O populismo pode ter também uma feição judiciária e é necessário evitar que isso possa acontecer, pois, além do mais, esta vem envolta numa muitas vezes enganadora e, por isso, perigosa aura de neutralidade que escamoteia a sua real intenção política.
Em todo o processo de Lula e independentemente da revisão crítica do juízo sobre a suficiência da prova que fundamentou a sua condenação – e a que seria importante proceder com transparência -, ocorreram, de facto, episódios formais verdadeiramente inexplicáveis entre nós.
Não se entende como Lula, tendo sido condenado primeiramente a nove anos de prisão, depois de recorrer, ao que julgo sem recurso paralelo do MP, tenha sido condenado a 12: o sistema penal brasileiro não conhece a proibição da reformatio in pejus?

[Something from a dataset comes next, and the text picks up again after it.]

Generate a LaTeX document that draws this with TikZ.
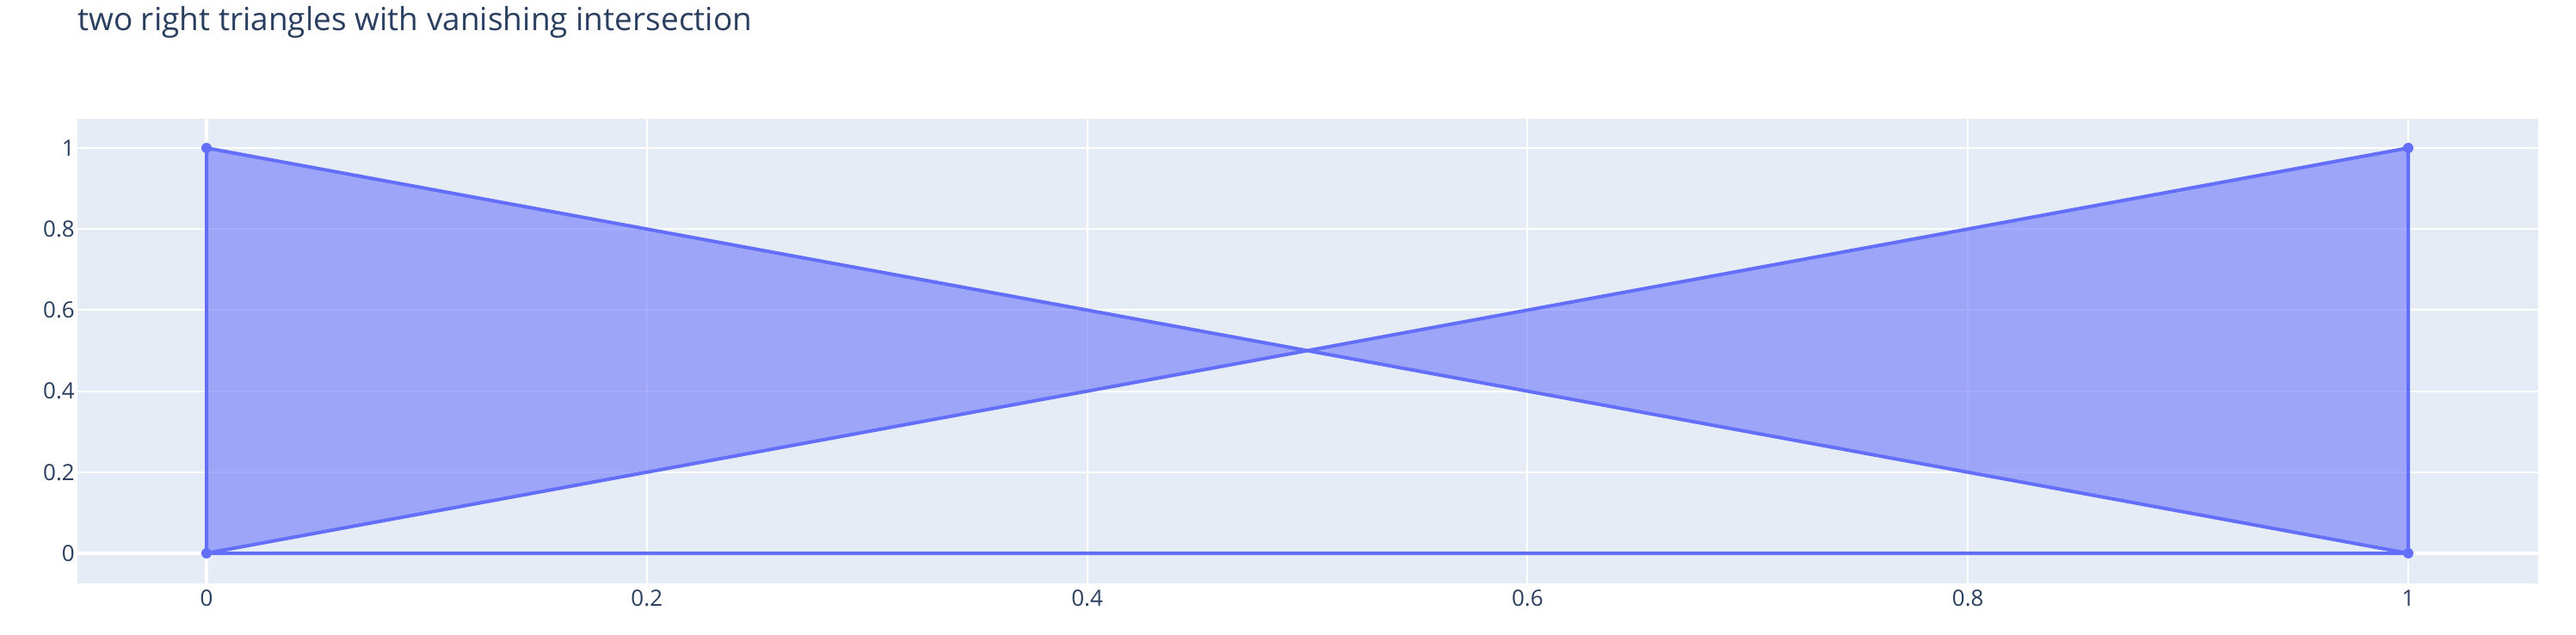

Outro aspeto: como pôde o juiz Moro ter sido ao mesmo tempo juiz de instrução e de julgamento?
Quanto à prisão antes do trânsito da sentença condenatória: na Europa pode existir prisão preventiva para evitar a continuação da atividade criminosa, a interferência na investigação e ainda se houver perigo de fuga, mas os prazos são limitados e este tipo de prisão, mesmo que desconte na pena, não se confunde com ela.
Lembro-me de ter dito a alguns amigos brasileiros, da última vez que estivemos juntos nesse país, que me parecia que uma das principais reformas de que a justiça brasileira carecia era a do Código de Processo Penal: os factos parecem confirmar essa minha opinião.
Portugal tem, felizmente – diga-se o que se disser -, um sistema legal e judiciário muito mais garantístico e não é por isso que não se desenvolvem investigações incisivas e com sucesso.
Saibamos preservá-lo para evitar males maiores.